Además de la cancha de Argentinos Juniors, epicentro sentimental porteño, me topo súbitamente con una placa que indica que ahí, Artigas 1917, nació y vivió Norberto Napolitano, alias Pappo, alías Carpo.  No puedo dejar de recordar los grandes discos Pappos Blues, previos a la etapa Riff y a un ocaso poblado de fierros y exposición mediática.  Volumen I, II, III, IV, V, contienen lo mejor de un rock nacional permeado por la guitarra demoledora de Hendrix y la versatilidad de Ritchie Blackmore. Al igual que en Hendrix, la genialidad autodidacta de Pappo permitió libertades impensables para cualquier otro músico. En la Argentina no hay ni hubo, sin duda, un guitarrista con tanta capacidad de improvisación que además podía hacer con el instrumento todo lo que se le ocurría.

Por alguna razón, los ladrillos a la vista de la casa de Pappo y la última racha de luz que pasa entre los plátanos enormes e imprime en el asfalto un resplandor plomizo, diluyen el extrañamiento.
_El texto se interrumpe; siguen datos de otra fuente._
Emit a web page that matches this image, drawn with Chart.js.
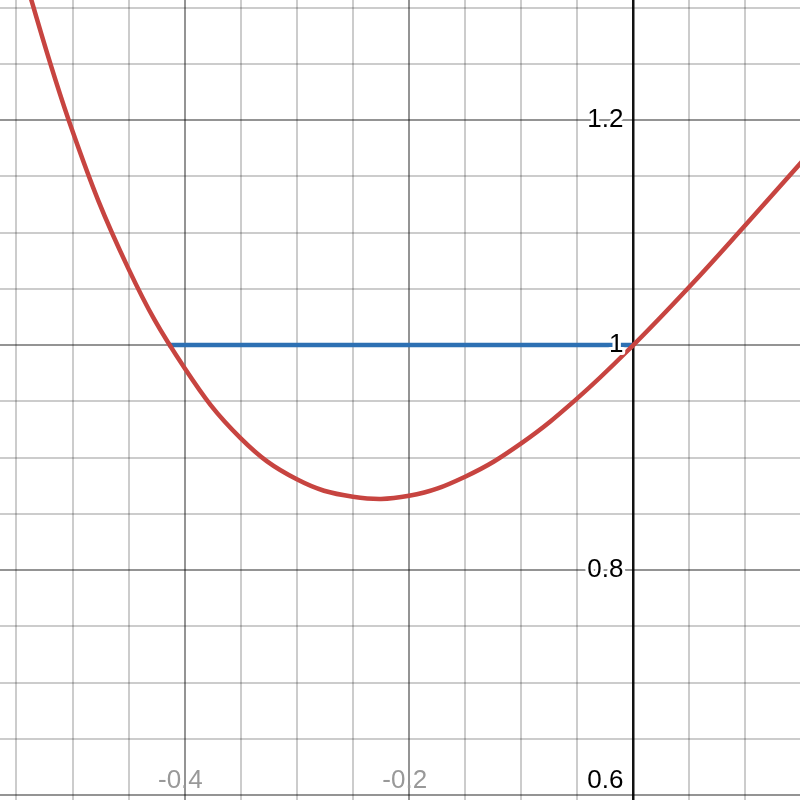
<!DOCTYPE html>
<html><head><meta charset="utf-8">
<script src="https://cdn.jsdelivr.net/npm/chart.js@4.4.1/dist/chart.umd.min.js"></script>
<style>html,body{margin:0;padding:0;background:#fff;overflow:hidden}#wrap{width:800px;height:800px;position:relative}</style>
</head><body><div id="wrap"><canvas id="c"></canvas></div>
<script>
const curveX = [-0.55, -0.5, -0.45, -0.4, -0.35, -0.3, -0.25, -0.2, -0.15, -0.1, -0.05, 0, 0.05, 0.1, 0.15];
const curveY = [1.3505, 1.190, 1.0675, 0.9793, 0.917, 0.8806, 0.8652, 0.866, 0.883, 0.9126, 0.9526, 1.0, 1.0518, 1.1067, 1.1626];
// Blue horizontal segment
const segmentX = [-0.415, 0];
const segmentY = [1, 1];
// Tick labels
const xTickValues = [-0.4, -0.2];
const xTickLabels = ['-0.4', '-0.2'];
const yTickValues = [0.6, 0.8, 1, 1.2];
const yTickLabels = ['0.6', '0.8', '1', '1.2'];
// Visible window
const xRange = [-0.5647, 0.1486];
const yRange = [0.5956, 1.3067];
const gridStep = 0.05;
const majorStep = 0.2;

const toPts = (xs, ys) => xs.map((x, i) => ({x, y: ys[i]}));
const isMajor = v => Math.abs(v / majorStep - Math.round(v / majorStep)) < 1e-6;
const gridColor = c => {
  const v = c.tick ? c.tick.value : 1;
  if (Math.abs(v) < 1e-9) return '#111';
  return isMajor(v) ? 'rgba(0,0,0,0.42)' : 'rgba(0,0,0,0.2)';
};
const gridWidth = c => {
  const v = c.tick ? c.tick.value : 1;
  if (Math.abs(v) < 1e-9) return 2.5;
  return 2;
};

const labelPlugin = {
  id: 'desmosLabels',
  afterDraw(chart) {
    const {ctx, scales: {x, y}, chartArea} = chart;
    ctx.save();
    ctx.font = '26px "Liberation Sans", Arial, sans-serif';
    ctx.textBaseline = 'alphabetic';
    ctx.lineJoin = 'round';
    const bottomBase = chartArea.bottom - 12;
    const ax = x.getPixelForValue(0);
    ctx.textAlign = 'right';
    ctx.fillStyle = '#000';
    ctx.strokeStyle = '#fff';
    ctx.lineWidth = 6;
    yTickValues.forEach((v, i) => {
      const b = Math.min(y.getPixelForValue(v) + 7, bottomBase);
      ctx.strokeText(yTickLabels[i], ax - 10, b);
      ctx.fillText(yTickLabels[i], ax - 10, b);
    });
    ctx.fillStyle = '#999';
    xTickValues.forEach((v, i) => {
      const px = x.getPixelForValue(v);
      const lab = xTickLabels[i];
      const w = ctx.measureText(lab.replace('-', '')).width;
      ctx.fillText(lab, px + w / 2, bottomBase);
    });
    ctx.restore();
  }
};

new Chart(document.getElementById('c'), {
  type: 'scatter',
  data: {
    datasets: [
      {data: toPts(curveX, curveY), showLine: true, borderColor: '#c74440', borderWidth: 4.5,
       pointRadius: 0, tension: 0.4, borderCapStyle: 'round', borderJoinStyle: 'round', order: 1},
      {data: toPts(segmentX, segmentY), showLine: true, borderColor: '#2d70b3', borderWidth: 4.5,
       pointRadius: 0, borderCapStyle: 'butt', order: 2}
    ]
  },
  options: {
    responsive: true, maintainAspectRatio: false, animation: false,
    layout: {padding: 0},
    plugins: {legend: {display: false}, tooltip: {enabled: false}},
    events: [],
    scales: {
      x: {type: 'linear', min: xRange[0], max: xRange[1],
          ticks: {display: false, stepSize: gridStep, includeBounds: false, maxTicksLimit: 200},
          grid: {drawTicks: false, color: gridColor, lineWidth: gridWidth},
          border: {display: false}},
      y: {type: 'linear', min: yRange[0], max: yRange[1],
          ticks: {display: false, stepSize: gridStep, includeBounds: false, maxTicksLimit: 200},
          grid: {drawTicks: false, color: gridColor, lineWidth: gridWidth},
          border: {display: false}}
    }
  },
  plugins: [labelPlugin]
});
</script>
</body></html>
Ese misterioso magnetismo me hace pensar en los viajes de Pappo a Inglaterra y en el extrañamiento que ese guitarrista, durante sus exilios ingleses, debe haber experimentado al atravesar Londres en tube para trabajar en una sala de ensayo en la que conocería al baterista de Led Zeppelin, John Bonhan, y a Lemmy, el cantante de una banda naciente, Motorhead.

De regreso a casa, al cruzar el puente de hierro por sobre la calle artigas, me detengo a pensar que tal vez por carecer de zonas de protección sentimental, en el recuerdo Londres o Seúl no sean ciudades idílicas sino ciudades perdidas, que en vez de asentarse mutan como un organismo imperfectible.